Given request
Find each line containing the string "with" and return it.
+++ Recorded data +++
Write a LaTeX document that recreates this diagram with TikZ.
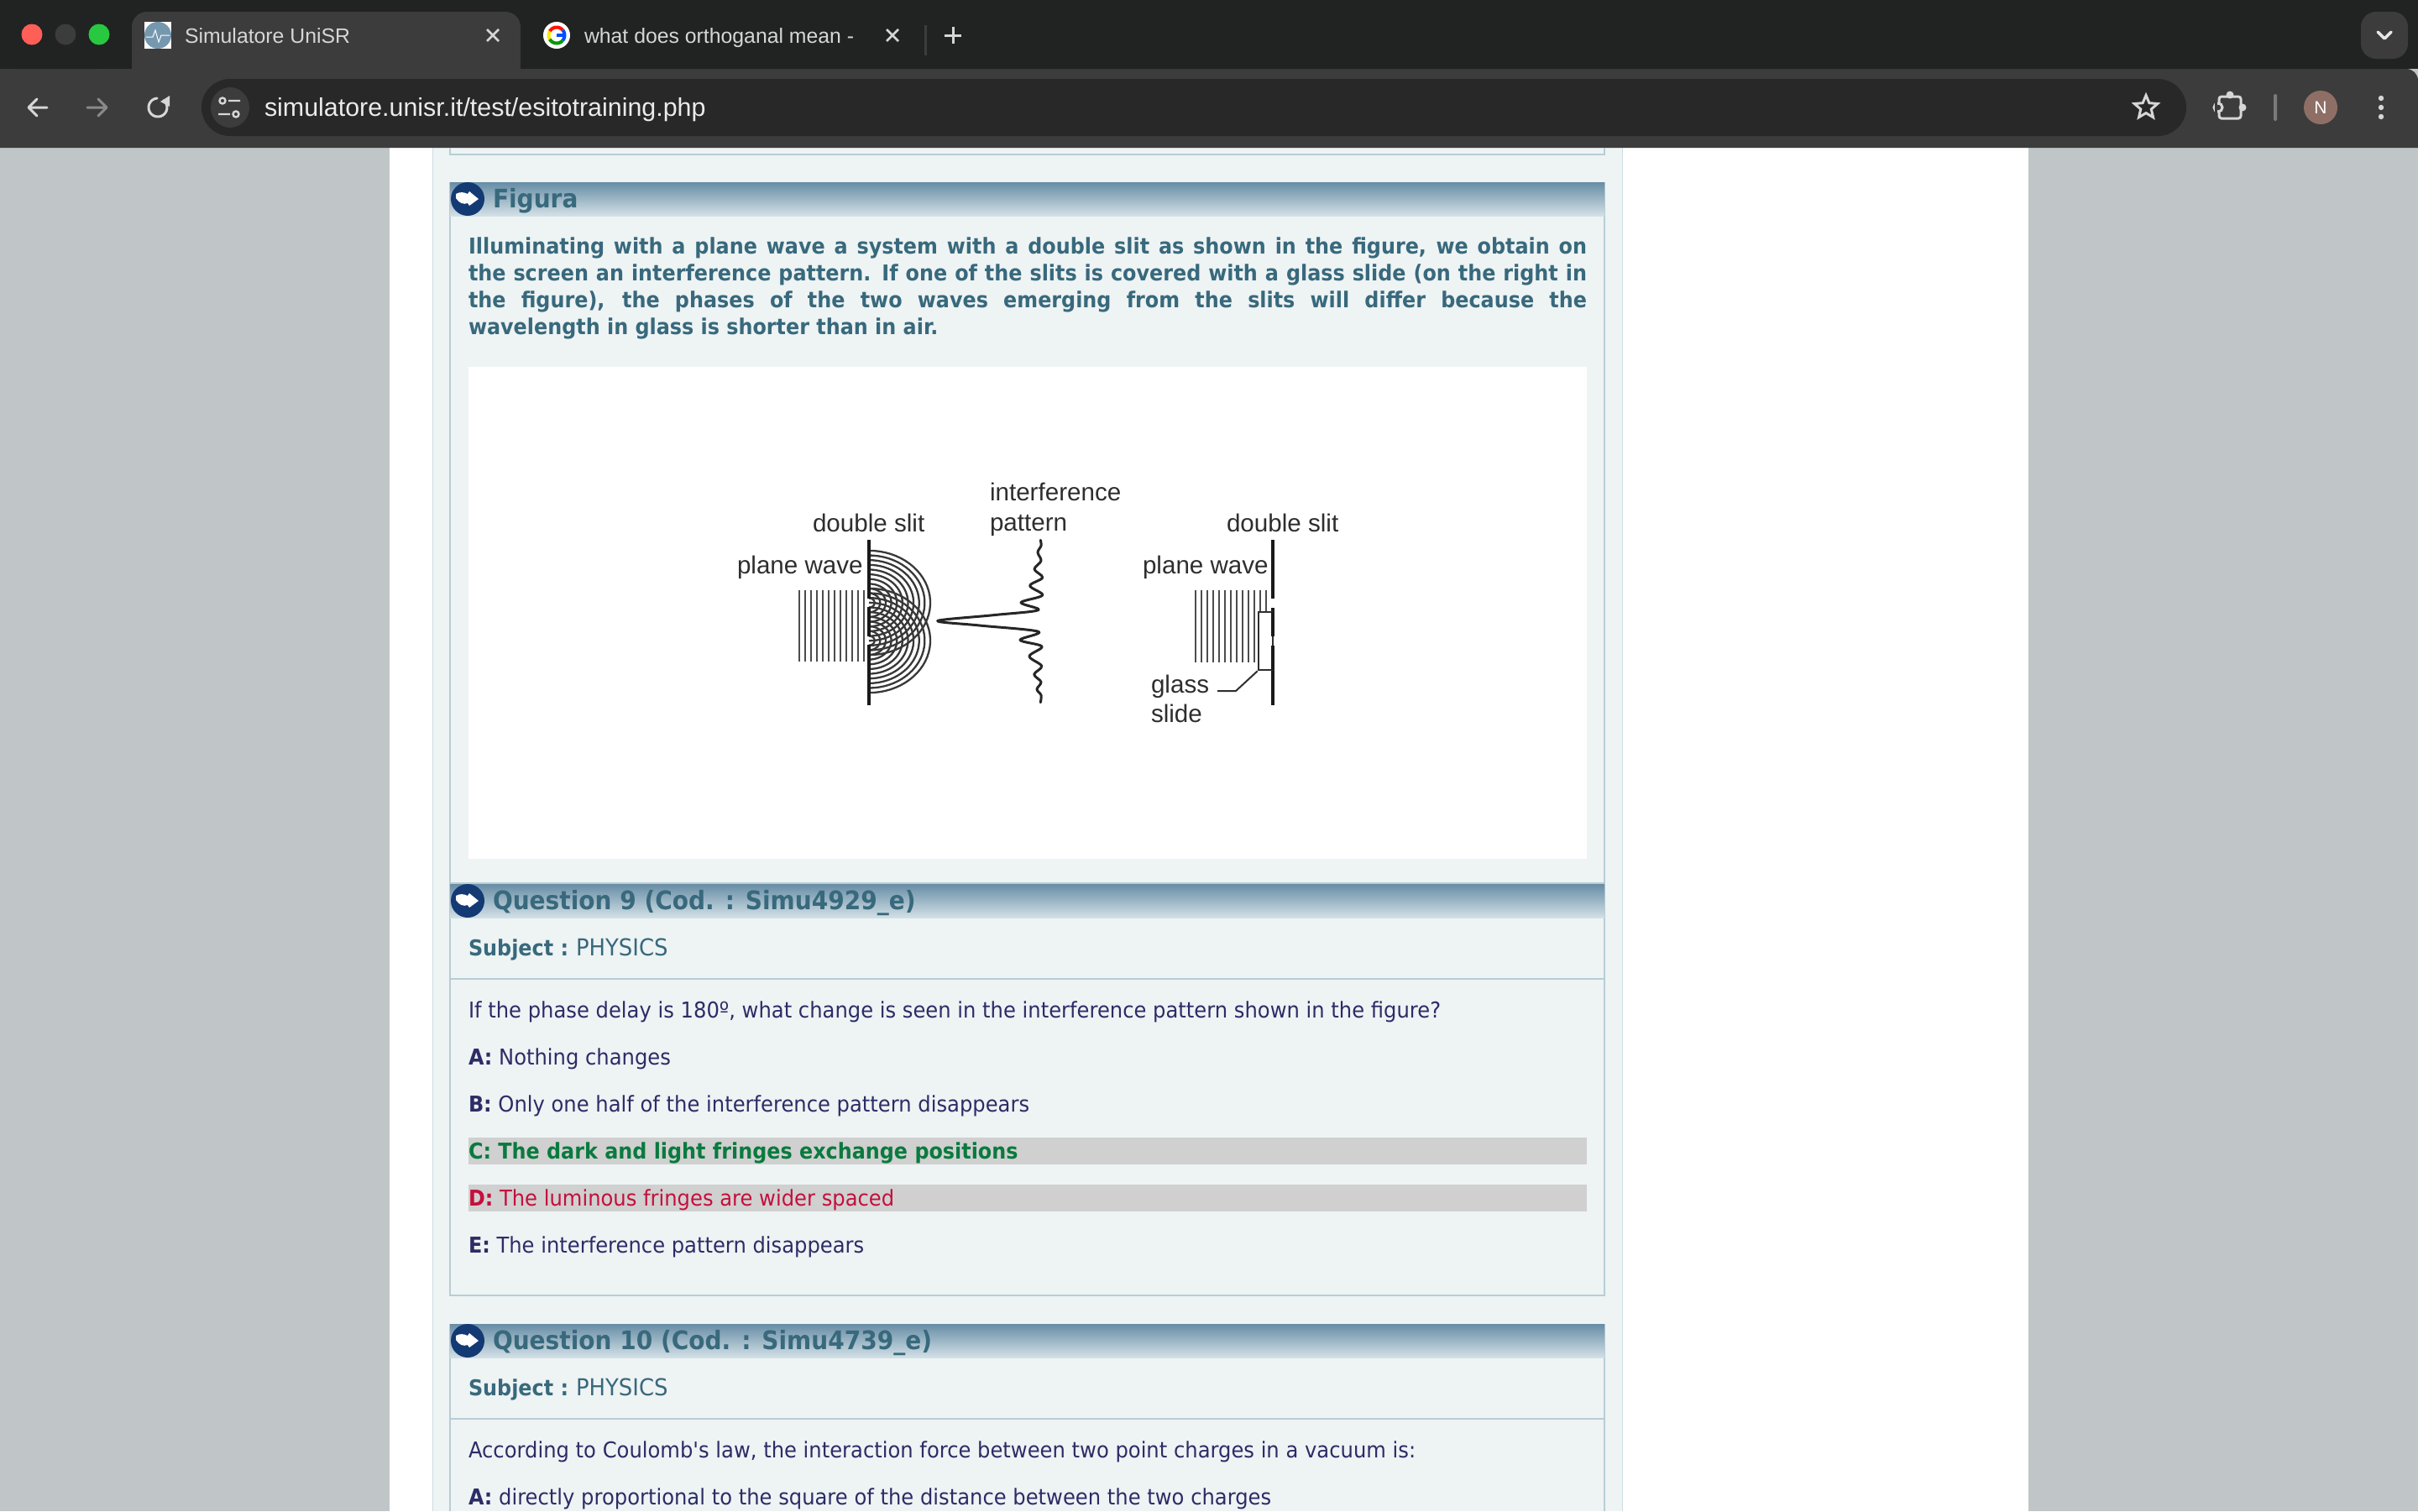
\documentclass[tikz,border=0pt]{standalone}
\usepackage{fontspec}
\usetikzlibrary{shapes.geometric}
\setmainfont[FakeStretch=0.932,BoldFeatures={FakeStretch=0.918},Ligatures=TeXOff]{DejaVu Sans}
\newfontfamily\uifont{Liberation Sans}
\definecolor{chromedark}{HTML}{202322}
\definecolor{chromemid}{HTML}{3C3C3C}
\definecolor{addrbar}{HTML}{282828}
\definecolor{uitext}{HTML}{D6D6D6}
\definecolor{pagegrey}{HTML}{C0C5C8}
\definecolor{panelbg}{HTML}{EEF3F4}
\definecolor{boxline}{HTML}{B7CDD5}
\definecolor{hdrtop}{HTML}{678DA6}
\definecolor{hdrbot}{HTML}{D3E0E6}
\definecolor{teal}{HTML}{38697C}
\definecolor{navy}{HTML}{2C2C66}
\definecolor{okgreen}{HTML}{0A7A3E}
\definecolor{badred}{HTML}{C40F3C}
\definecolor{barbg}{HTML}{D0D0D0}
\definecolor{inkline}{HTML}{2E2E2E}
\definecolor{iconblue}{HTML}{143A74}
\definecolor{avatarbg}{HTML}{8F6F65}
\definecolor{macred}{HTML}{FF5F57}
\definecolor{macgreen}{HTML}{28C840}
\tikzset{
  x=1pt,y=-1pt,
  lbl/.style={anchor=base west,inner sep=0pt,outer sep=0pt},
  figlabel/.style={lbl,text=inkline,font=\uifont\fontsize{29.6}{34}\selectfont},
  uilbl/.style={lbl,text=uitext,font=\uifont\fontsize{24.8}{30}\selectfont},
  hdrlabel/.style={lbl,text=teal,font=\bfseries\fontsize{30.5}{34}\selectfont},
  boldpar/.style={lbl,text=teal,font=\bfseries\fontsize{26}{32}\selectfont},
  subj/.style={lbl,text=teal,font=\fontsize{27.8}{32}\selectfont},
  qtext/.style={lbl,text=navy,font=\fontsize{26}{32}\selectfont},
  wave/.style={draw=inkline!85,line width=2.6pt},
  ring/.style={draw=black!78,line width=2.3pt},
  slitbar/.style={draw=black!90,line width=4.5pt},
  boxrule/.style={draw=boxline,line width=2pt},
  uiicon/.style={draw=uitext,line width=3pt,line cap=round,line join=round},
}
\newcommand{\hdrbar}[2]{%
  \shade[top color=hdrtop,bottom color=hdrbot] (536,#1) rectangle (1911,#2);
  \begin{scope}[shift={(557,#1+20)}]
    \fill[iconblue] (0,0) ellipse [x radius=20,y radius=20];
    \fill[white] (-14,-6) .. controls (-9,-9) and (-4,-8) .. (0,-6) -- (2,-9) -- (13,0) -- (2,8) -- (0,5) .. controls (-5,7) and (-10,5) .. (-14,-1) -- cycle;
  \end{scope}
}
\begin{document}
\begin{tikzpicture}
\useasboundingbox (0,0) rectangle (2880,1800);
% page
\fill[pagegrey] (0,0) rectangle (2880,1800);
\fill[white] (464,176) rectangle (2416,1800);
\fill[panelbg] (515,176) rectangle (1932,1800);
\draw[draw=boxline!70,line width=1pt] (515,176) -- (515,1800);
\draw[draw=boxline!70,line width=1pt] (1932,176) -- (1932,1800);
% chrome
\fill[chromedark] (0,0) rectangle (2880,82);
\fill[chromemid] (0,176) -- (0,96) [rounded corners=14pt] -- (0,82) -- (2880,82) [sharp corners] -- (2880,176) -- cycle;
\fill[chromemid,rounded corners=18pt] (157,100) -- (157,14) -- (620,14) -- (620,100) -- cycle;
\fill[addrbar,rounded corners=34pt] (240,94) rectangle (2604,162);
\fill[chromedark] (0,0) rectangle (157,82);
\fill[chromemid] (0,82) rectangle (157,100);
\fill[chromedark] (620,0) rectangle (2880,82);
\fill[chromedark,rounded corners=18pt] (0,60) rectangle (135,82);
\fill[chromedark,rounded corners=18pt] (642,60) rectangle (2880,82);
\fill[chromemid,rounded corners=18pt] (2812,14) rectangle (2868,70);
\fill[chromemid] (157,60) rectangle (620,82);
% window dots
\fill[macred] (38,41) circle (12.5);
\fill[chromemid] (78,41) circle (12.5);
\fill[macgreen] (118,41) circle (12.5);
% tabs
\fill[white] (172,26) rectangle (204,58);
\fill[hdrtop!90!white] (188,42) ellipse [x radius=16,y radius=16];
\draw[white,line width=1pt] (174,44) -- (182,44) -- (185,36) -- (189,50) -- (192,42) -- (202,42);
\node[uilbl] (tab1) at (220,51) {Simulatore UniSR};
\draw[uitext,line width=2.8pt] (580,35) -- (594,49) (594,35) -- (580,49);
\fill[white] (663,42) circle (16);
\foreach \a/\b/\c in {-150/-40/red!85!orange,150/210/yellow!90!orange,40/150/green!60!black,-40/40/blue!70!cyan}
  \draw[\c,line width=4pt] plot[domain=\a:\b,samples=16] ({663+9.5*cos(\x)},{42+9.5*sin(\x)});
\draw[blue!70!cyan,line width=4pt] (663,42) -- (672,42);
\node[uilbl] (tab2) at (696,51) {what does orthoganal mean -};
\draw[uitext,line width=2.8pt] (1056,35) -- (1070,49) (1070,35) -- (1056,49);
\fill[chromemid] (1100.5,30) rectangle (1103.5,66);
\draw[uitext,line width=3pt] (1135,32) -- (1135,52) (1125,42) -- (1145,42);
% toolbar icons
\draw[uiicon] (56,128) -- (35,128) (44,118) -- (34,128) -- (44,138);
\draw[uiicon,draw=uitext!50!chromemid] (104,128) -- (126,128) (117,118) -- (127,128) -- (117,138);
\draw[uiicon] plot[domain=-50:265,samples=30] ({188+11*cos(\x)},{128+11*sin(\x)});
\fill[uitext] (202,114) -- (202,127) -- (191,121) -- cycle;
\fill[chromemid] (274,128) ellipse [x radius=23,y radius=24];
\draw[uitext,line width=2.4pt] (265,120) circle (3.5) (272,120) -- (286,120) (260,136) -- (274,136) (281,136) circle (3.5);
\node[lbl,text=white!92!black,font=\uifont\fontsize{30.4}{36}\selectfont] (url) at (315,138) {simulatore.unisr.it/test/esitotraining.php};
\node[star,star points=5,star point ratio=2.2,minimum size=29pt,inner sep=0pt,draw=uitext,line width=3pt] (bookmark) at (2556,128) {};
\draw[uitext,line width=3pt,rounded corners=3pt] (2643,115) rectangle (2669,141);
\fill[uitext] (2656,113) circle (4.5) (2671,128) circle (4.5);
\fill[chromemid,draw=uitext,line width=3pt] (2642,128) circle (5);
\fill[chromemid] (2638,121) rectangle (2641,135);
\fill[uitext!40!chromemid,rounded corners=1.5pt] (2708,112) rectangle (2712,144);
\node[circle,fill=avatarbg,minimum size=40pt,inner sep=0pt,text=white,font=\uifont\fontsize{21}{24}\selectfont] (avatar) at (2764,128) {N};
\fill[uitext] (2836,117) circle (3.2) (2836,128) circle (3.2) (2836,139) circle (3.2);
\draw[white!90!black,line width=3.5pt,line cap=round,line join=round] (2832,38) -- (2840,46) -- (2848,38);
% boxes
\draw[boxrule] (536,176) -- (536,184) -- (1911,184) -- (1911,176);
\draw[boxrule] (536,217) -- (536,1052) -- (1911,1052) -- (1911,217);
\draw[boxrule] (536,1052) -- (536,1543) -- (1911,1543) -- (1911,1052);
\draw[boxrule] (536,1577) -- (536,1800) (1911,1577) -- (1911,1800);
\draw[boxrule] (536,1166) -- (1911,1166) (536,1690) -- (1911,1690);
\hdrbar{217}{257}
\hdrbar{1053}{1093}
\hdrbar{1577}{1617}
\node[hdrlabel] (figh) at (587,247) {Figura};
\node[hdrlabel] (q9h) at (587,1083) {Question 9 (Cod. : Simu4929\_e)};
\node[hdrlabel] (q10h) at (587,1607) {Question 10 (Cod. : Simu4739\_e)};
% paragraph
\node[boldpar] (p1) at (558,302) {\makebox[1332pt][s]{Illuminating with a plane wave a system with a double slit as shown in the figure, we obtain on}};
\node[boldpar] (p2) at (558,334) {\makebox[1332pt][s]{the screen an interference pattern. If one of the slits is covered with a glass slide (on the right in}};
\node[boldpar] (p3) at (558,366) {\makebox[1332pt][s]{the figure), the phases of the two waves emerging from the slits will differ because the}};
\node[boldpar] (p4) at (558,398) {wavelength in glass is shorter than in air.};
% figure
\fill[white] (558,437) rectangle (1890,1023);
\foreach \i in {0,...,11} \draw[wave] ({952+7*\i},703) -- ({952+7*\i},788);
\foreach \k in {1,...,11} {
  \draw[ring] plot[domain=-90:90,samples=36] ({1035+6.64*\k*cos(\x)},{718+5.65*\k*sin(\x)});
  \draw[ring] plot[domain=-90:90,samples=36] ({1035+6.64*\k*cos(\x)},{763+5.65*\k*sin(\x)});
}
\draw[slitbar] (1035,643) -- (1035,713);
\draw[slitbar] (1035,723) -- (1035,758);
\draw[slitbar] (1035,768) -- (1035,840);
\draw[draw=black!85,line width=3pt,line cap=round,line join=round] plot[smooth,tension=0.55] coordinates {
 (1239.3,643.3) (1240,650) (1236,658) (1240,668) (1232,678) (1241.7,688) (1226.7,697.7) (1241.7,709) (1216,717.7) (1236.7,726.7) (1183,732.7) (1116.7,739.5)
 (1166.7,745) (1236.7,752.3) (1215,762.3) (1241,770) (1226,781.7) (1240.7,793.3) (1231.7,803.3) (1240,812.3) (1235,821) (1240,828) (1239.3,836.7)};
\foreach \i in {0,...,10} \draw[wave] ({1424+7*\i},703) -- ({1424+7*\i},789);
\foreach \i in {11,12} \draw[wave] ({1424+7*\i},703) -- ({1424+7*\i},728);
\draw[slitbar] (1516,643) -- (1516,713);
\draw[slitbar] (1516,724) -- (1516,758);
\draw[slitbar] (1516,769) -- (1516,840);
\node[draw=inkline,fill=white,line width=2.5pt,minimum width=17pt,minimum height=69pt,inner sep=0pt] (slide) at (1507.5,763.5) {};
\draw[slitbar] (1516,729) -- (1516,758);
\draw[slitbar] (1516,769) -- (1516,798);
\coordinate (leadstart) at (1450,823);
\coordinate (leadknee) at (1472,823);
\draw[draw=inkline,line width=2pt] (leadstart) -- (leadknee) -- (slide.south west);
\node[figlabel] (ds1) at (968,633) {double slit};
\node[figlabel] (pw1) at (878,683) {plane wave};
\node[figlabel] (ip1) at (1179,596) {interference};
\node[figlabel] (ip2) at (1179,632) {pattern};
\node[figlabel] (ds2) at (1461,633) {double slit};
\node[figlabel] (pw2) at (1361,683) {plane wave};
\node[figlabel] (gl1) at (1371,825) {glass};
\node[figlabel] (gl2) at (1371,860) {slide};
% question 9
\node[lbl,text=teal,font=\bfseries\fontsize{26}{32}\selectfont] (s9) at (558,1138) {Subject :};
\node[subj] (s9v) at (686,1138) {PHYSICS};
\node[qtext] (q9) at (558,1212) {If the phase delay is 180º, what change is seen in the interference pattern shown in the figure?};
\node[qtext] (a9) at (558,1268) {\textbf{A:} Nothing changes};
\node[qtext] (b9) at (558,1324) {\textbf{B:} Only one half of the interference pattern disappears};
\fill[barbg] (558,1355) rectangle (1890,1387);
\fill[barbg] (558,1411) rectangle (1890,1443);
\node[qtext,text=okgreen,font=\bfseries\fontsize{26}{32}\selectfont] (c9) at (558,1380) {C: The dark and light fringes exchange positions};
\node[qtext,text=badred] (d9) at (558,1436) {\textbf{D:} The luminous fringes are wider spaced};
\node[qtext] (e9) at (558,1492) {\textbf{E:} The interference pattern disappears};
% question 10
\node[lbl,text=teal,font=\bfseries\fontsize{26}{32}\selectfont] (s10) at (558,1662) {Subject :};
\node[subj] (s10v) at (686,1662) {PHYSICS};
\node[qtext] (q10) at (558,1736) {According to Coulomb's law, the interaction force between two point charges in a vacuum is:};
\node[qtext] (a10) at (558,1792) {\textbf{A:} directly proportional to the square of the distance between the two charges};
\end{tikzpicture}
\end{document}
+++
Completed task
Write a LaTeX document that recreates this diagram with TikZ.
\node[boldpar] (p1) at (558,302) {\makebox[1332pt][s]{Illuminating with a plane wave a system with a double slit as shown in the figure, we obtain on}};
\node[boldpar] (p2) at (558,334) {\makebox[1332pt][s]{the screen an interference pattern. If one of the slits is covered with a glass slide (on the right in}};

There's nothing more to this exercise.